--- Start ---

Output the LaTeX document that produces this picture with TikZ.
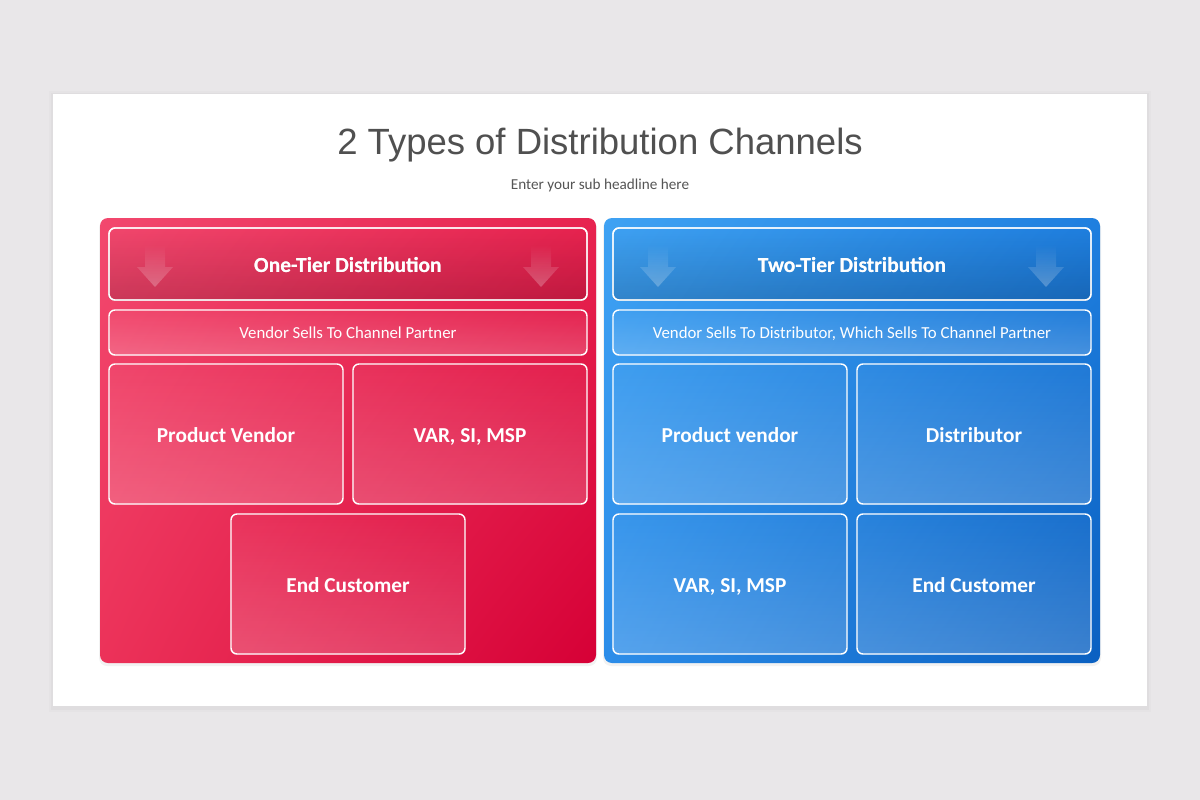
\documentclass[tikz,border=0pt]{standalone}
\usepackage{fontspec}
\setmainfont{Carlito}
\newfontfamily\titlefont{Liberation Sans}
\usetikzlibrary{fadings,shadings}
\definecolor{bgcol}{HTML}{E9E7E9}
\definecolor{titlecol}{HTML}{505050}
\definecolor{subcol}{HTML}{555555}
\definecolor{rUL}{HTML}{F2486E}
\definecolor{rUR}{HTML}{E7234F}
\definecolor{rLL}{HTML}{EC3259}
\definecolor{rLR}{HTML}{D60036}
\definecolor{bUL}{HTML}{3FA2F3}
\definecolor{bUR}{HTML}{1F7FDF}
\definecolor{bLL}{HTML}{2C8DE9}
\definecolor{bLR}{HTML}{0A60C1}
\tikzfading[name=boxfade, top color=transparent!97, bottom color=transparent!80]
\tikzfading[name=headfade, top color=transparent!100, bottom color=transparent!84]
\tikzfading[name=arrowfade, top color=transparent!100, bottom color=transparent!74]
\tikzset{
  panel/.style={minimum width=496pt, minimum height=445pt, rounded corners=8pt, inner sep=0pt},
  redpanel/.style={panel, shade, upper left=rUL, upper right=rUR, lower left=rLL, lower right=rLR},
  bluepanel/.style={panel, shade, upper left=bUL, upper right=bUR, lower left=bLL, lower right=bLR},
  box/.style={draw=white, line width=1.4pt, rounded corners=6pt, text=white, inner sep=0pt, text depth=0pt},
  headbox/.style={box, minimum width=478pt, minimum height=72pt, text height=16.6pt, font=\bfseries\fontsize{21.5}{24}\selectfont},
  subbox/.style={box, minimum width=478pt, minimum height=45pt, text height=12.6pt, font=\fontsize{16.8}{19}\selectfont},
  cellbox/.style={box, minimum width=234pt, minimum height=140pt, text height=16.5pt, font=\bfseries\fontsize{21.3}{24}\selectfont},
  arrowshape/.style={white, path fading=arrowfade},
}
\newcommand{\hdarrow}[1]{%
  \begin{scope}[shift={(#1)}]
    \fill[arrowshape] (-10,0) -- (10,0) -- (10,22) -- (18,22) -- (0,42) -- (-18,22) -- (-10,22) -- cycle;
  \end{scope}}
\begin{document}
\begin{tikzpicture}[x=1pt,y=-1pt]
\fill[bgcol] (0,0) rectangle (1200,800);
\useasboundingbox (0,0) rectangle (1200,800);
% card with soft shadow
\fill[black, opacity=0.015] (49,91) rectangle (1151,712);
\fill[black, opacity=0.025] (51,93) rectangle (1149,710);
\node[fill=white, minimum width=1094pt, minimum height=612pt, inner sep=0pt] (card) at (600,400) {};
\node[font=\titlefont\fontsize{36.5}{40}\selectfont, text=titlecol] (title) at (600,145) {2 Types of Distribution Channels};
\node[font=\fontsize{15.2}{17}\selectfont, text=subcol] (subtitle) at (600,185.5) {Enter your sub headline here};
% panel shadows
\fill[black, opacity=0.05, rounded corners=8pt] (99,220) rectangle (597,666);
\fill[black, opacity=0.05, rounded corners=8pt] (603,220) rectangle (1101,666);
\node[redpanel] (lp) at (348,440.5) {};
\node[bluepanel] (rp) at (852,440.5) {};
% left panel content
\node[headbox] (lh) at (348,264) {One-Tier Distribution};
\node[subbox] (ls) at (348,332.5) {Vendor Sells To Channel Partner};
\node[cellbox] (lpv) at (226,434) {Product Vendor};
\node[cellbox] (lvar) at (470,434) {VAR, SI, MSP};
\node[cellbox] (lec) at (348,584) {End Customer};
% right panel content
\node[headbox] (rh) at (852,264) {Two-Tier Distribution};
\node[subbox] (rs) at (852,332.5) {Vendor Sells To Distributor, Which Sells To Channel Partner};
\node[cellbox] (rpv) at (730,434) {Product vendor};
\node[cellbox] (rdi) at (974,434) {Distributor};
\node[cellbox] (rvar) at (730,584) {VAR, SI, MSP};
\node[cellbox] (rec) at (974,584) {End Customer};
% translucent overlays
\foreach \n in {ls,lpv,lvar,lec,rs,rpv,rdi,rvar,rec}{
  \fill[white, path fading=boxfade, rounded corners=6pt] (\n.north west) rectangle (\n.south east);
}
\foreach \n in {lh,rh}{
  \fill[black, path fading=headfade, rounded corners=6pt] (\n.north west) rectangle (\n.south east);
}
% header arrows
\hdarrow{155,245}
\hdarrow{541,245}
\hdarrow{658,245}
\hdarrow{1046,245}
% redraw borders and text on top
\foreach \n/\t in {lh/One-Tier Distribution, rh/Two-Tier Distribution}{
  \node[headbox] at (\n) {\t};
}
\end{tikzpicture}
\end{document}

--- End ---

§ Description of the task
Reproduce the full listing faithfully, but do not carry over any pictures.

§ Response
Output the LaTeX document that produces this picture with TikZ.
\documentclass[tikz,border=0pt]{standalone}
\usepackage{fontspec}
\setmainfont{Carlito}
\newfontfamily\titlefont{Liberation Sans}
\usetikzlibrary{fadings,shadings}
\definecolor{bgcol}{HTML}{E9E7E9}
\definecolor{titlecol}{HTML}{505050}
\definecolor{subcol}{HTML}{555555}
\definecolor{rUL}{HTML}{F2486E}
\definecolor{rUR}{HTML}{E7234F}
\definecolor{rLL}{HTML}{EC3259}
\definecolor{rLR}{HTML}{D60036}
\definecolor{bUL}{HTML}{3FA2F3}
\definecolor{bUR}{HTML}{1F7FDF}
\definecolor{bLL}{HTML}{2C8DE9}
\definecolor{bLR}{HTML}{0A60C1}
\tikzfading[name=boxfade, top color=transparent!97, bottom color=transparent!80]
\tikzfading[name=headfade, top color=transparent!100, bottom color=transparent!84]
\tikzfading[name=arrowfade, top color=transparent!100, bottom color=transparent!74]
\tikzset{
  panel/.style={minimum width=496pt, minimum height=445pt, rounded corners=8pt, inner sep=0pt},
  redpanel/.style={panel, shade, upper left=rUL, upper right=rUR, lower left=rLL, lower right=rLR},
  bluepanel/.style={panel, shade, upper left=bUL, upper right=bUR, lower left=bLL, lower right=bLR},
  box/.style={draw=white, line width=1.4pt, rounded corners=6pt, text=white, inner sep=0pt, text depth=0pt},
  headbox/.style={box, minimum width=478pt, minimum height=72pt, text height=16.6pt, font=\bfseries\fontsize{21.5}{24}\selectfont},
  subbox/.style={box, minimum width=478pt, minimum height=45pt, text height=12.6pt, font=\fontsize{16.8}{19}\selectfont},
  cellbox/.style={box, minimum width=234pt, minimum height=140pt, text height=16.5pt, font=\bfseries\fontsize{21.3}{24}\selectfont},
  arrowshape/.style={white, path fading=arrowfade},
}
\newcommand{\hdarrow}[1]{%
  \begin{scope}[shift={(#1)}]
    \fill[arrowshape] (-10,0) -- (10,0) -- (10,22) -- (18,22) -- (0,42) -- (-18,22) -- (-10,22) -- cycle;
  \end{scope}}
\begin{document}
\begin{tikzpicture}[x=1pt,y=-1pt]
\fill[bgcol] (0,0) rectangle (1200,800);
\useasboundingbox (0,0) rectangle (1200,800);
% card with soft shadow
\fill[black, opacity=0.015] (49,91) rectangle (1151,712);
\fill[black, opacity=0.025] (51,93) rectangle (1149,710);
\node[fill=white, minimum width=1094pt, minimum height=612pt, inner sep=0pt] (card) at (600,400) {};
\node[font=\titlefont\fontsize{36.5}{40}\selectfont, text=titlecol] (title) at (600,145) {2 Types of Distribution Channels};
\node[font=\fontsize{15.2}{17}\selectfont, text=subcol] (subtitle) at (600,185.5) {Enter your sub headline here};
% panel shadows
\fill[black, opacity=0.05, rounded corners=8pt] (99,220) rectangle (597,666);
\fill[black, opacity=0.05, rounded corners=8pt] (603,220) rectangle (1101,666);
\node[redpanel] (lp) at (348,440.5) {};
\node[bluepanel] (rp) at (852,440.5) {};
% left panel content
\node[headbox] (lh) at (348,264) {One-Tier Distribution};
\node[subbox] (ls) at (348,332.5) {Vendor Sells To Channel Partner};
\node[cellbox] (lpv) at (226,434) {Product Vendor};
\node[cellbox] (lvar) at (470,434) {VAR, SI, MSP};
\node[cellbox] (lec) at (348,584) {End Customer};
% right panel content
\node[headbox] (rh) at (852,264) {Two-Tier Distribution};
\node[subbox] (rs) at (852,332.5) {Vendor Sells To Distributor, Which Sells To Channel Partner};
\node[cellbox] (rpv) at (730,434) {Product vendor};
\node[cellbox] (rdi) at (974,434) {Distributor};
\node[cellbox] (rvar) at (730,584) {VAR, SI, MSP};
\node[cellbox] (rec) at (974,584) {End Customer};
% translucent overlays
\foreach \n in {ls,lpv,lvar,lec,rs,rpv,rdi,rvar,rec}{
  \fill[white, path fading=boxfade, rounded corners=6pt] (\n.north west) rectangle (\n.south east);
}
\foreach \n in {lh,rh}{
  \fill[black, path fading=headfade, rounded corners=6pt] (\n.north west) rectangle (\n.south east);
}
% header arrows
\hdarrow{155,245}
\hdarrow{541,245}
\hdarrow{658,245}
\hdarrow{1046,245}
% redraw borders and text on top
\foreach \n/\t in {lh/One-Tier Distribution, rh/Two-Tier Distribution}{
  \node[headbox] at (\n) {\t};
}
\end{tikzpicture}
\end{document}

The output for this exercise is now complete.